Just ran across this poster presented at the Organizing for Brain Mapping's Annual Meeting in 2004. Sahin, Halgren, Ubert, Dale, Schomer, Wu and Pinker looked at the fMRI and EEG changes associated with a number of language tasks, and one of the questions they asked was whether activation characteristics were different for nouns and verbs. This study did not find that they were.

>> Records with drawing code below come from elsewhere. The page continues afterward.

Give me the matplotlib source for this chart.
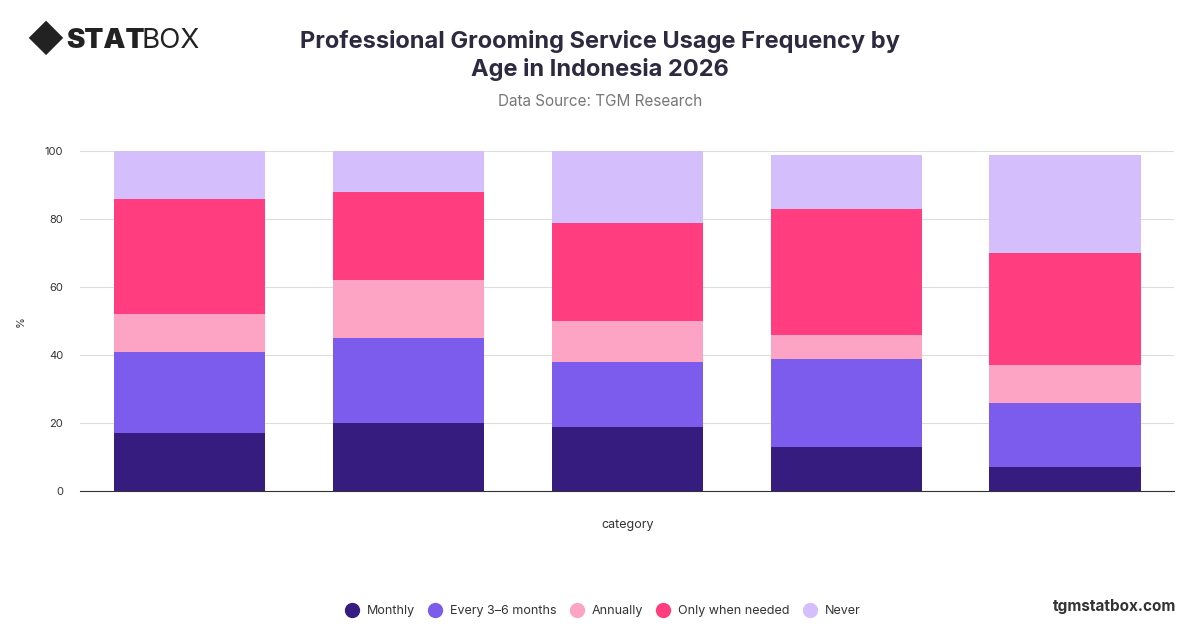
import matplotlib
matplotlib.use('Agg')
import matplotlib.pyplot as plt
import numpy as np

categories = ['18-24', '25-34', '35-44', '45-54', '55+']
series_names = ['Monthly', 'Every 3–6 months', 'Annually', 'Only when needed', 'Never']
monthly = [17, 20, 19, 13, 7]
every_3_6 = [24, 25, 19, 26, 19]
annually = [11, 17, 12, 7, 11]
when_needed = [34, 26, 29, 37, 33]
never = [14, 12, 21, 16, 29]
colors = ['#371c80', '#7c5cec', '#fda4c4', '#ff3d7f', '#d4bffc']

plt.rcParams['font.family'] = ['Inter', 'DejaVu Sans']

fig = plt.figure(figsize=(12, 6.28), dpi=100)
ax = fig.add_axes([0.0667, 0.218, 0.912, 0.541])

x = np.arange(len(categories))
bottom = np.zeros(len(categories))
for name, vals, c in zip(series_names, [monthly, every_3_6, annually, when_needed, never], colors):
    ax.bar(x, vals, bottom=bottom, width=0.69, color=c, label=name, zorder=3)
    bottom += np.array(vals)

ax.set_xlim(-0.5, len(categories) - 0.5)
ax.set_ylim(0, 100)
ax.set_yticks([0, 20, 40, 60, 80, 100])
ax.tick_params(axis='y', labelsize=8, colors='#333333', length=0, pad=12)
ax.set_xticks([])
ax.grid(axis='y', color='#dddddd', linewidth=0.8, zorder=0)
for s in ['top', 'right', 'left']:
    ax.spines[s].set_visible(False)
ax.spines['bottom'].set_color('#333333')
ax.set_ylabel('%', fontsize=8, color='#333333', labelpad=14)
ax.set_xlabel('category', fontsize=9, color='#333333', labelpad=20)

fig.text(0.5, 0.912, 'Professional Grooming Service Usage Frequency by\nAge in Indonesia 2026',
         ha='center', va='center', fontsize=17, fontweight='bold', color='#2d2a40', linespacing=1.3)
fig.text(0.5, 0.838, 'Data Source: TGM Research', ha='center', va='center', fontsize=11, color='#777777')
fig.text(0.022, 0.935, '◆', fontsize=26, color='#222222', va='center', ha='left')
fig.text(0.055, 0.935, 'STAT', fontsize=20, fontweight='black', color='#222222', va='center', ha='left')
fig.text(0.118, 0.935, 'BOX', fontsize=20, color='#222222', va='center', ha='left')
fig.text(0.98, 0.035, 'tgmstatbox.com', fontsize=11, fontweight='bold', color='#333333', ha='right', va='center')

handles = [plt.Line2D([], [], marker='o', linestyle='', color=c, markersize=10) for c in colors]
fig.legend(handles, series_names, loc='center', bbox_to_anchor=(0.5, 0.027), ncol=5, frameon=False,
           fontsize=9, handletextpad=0.2, columnspacing=0.6, labelcolor='#333333')

fig.savefig('out.png', dpi=100)
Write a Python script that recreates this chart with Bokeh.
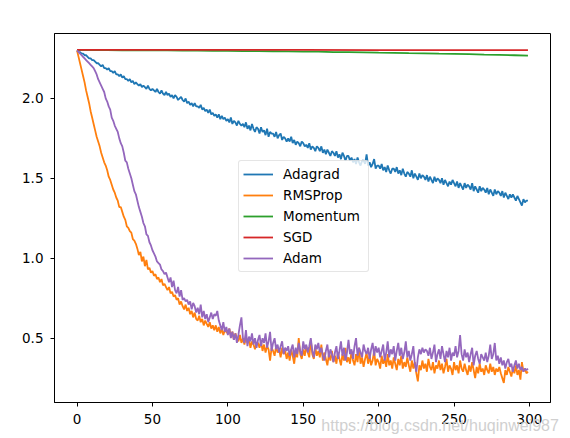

In my sketch of a neurolinguistic theory, verbs are first order modifiers and are distinct from adjectives in that they mediate properties and relationships between nouns. (In this sense, intransitive verbs are more similar to adjectives than to transitive verbs.) I also postulate that nouns and first order modifiers should have identifiably different neural correlates. I have not yet completed a literature search (obviously, if I'm citing posters from 2004.) However, even if such different neural correlates obtain, then I think it the task design here was not necessarily adequate to capture such differences, because the participants were asked to morphologically modify the nouns and verbs in isolation, rather than in situ, in grammatical relation to each other.
Another interesting experiment would be to give the participants nonsense words and new affixing rules (i.e. not revealing the part of speech of the nonsense word, i.e. ("if the word has a t in it, add -pex to the end, otherwise, add -peg"), and look for any difference relative to neural correlates of morphological tasks done in real words.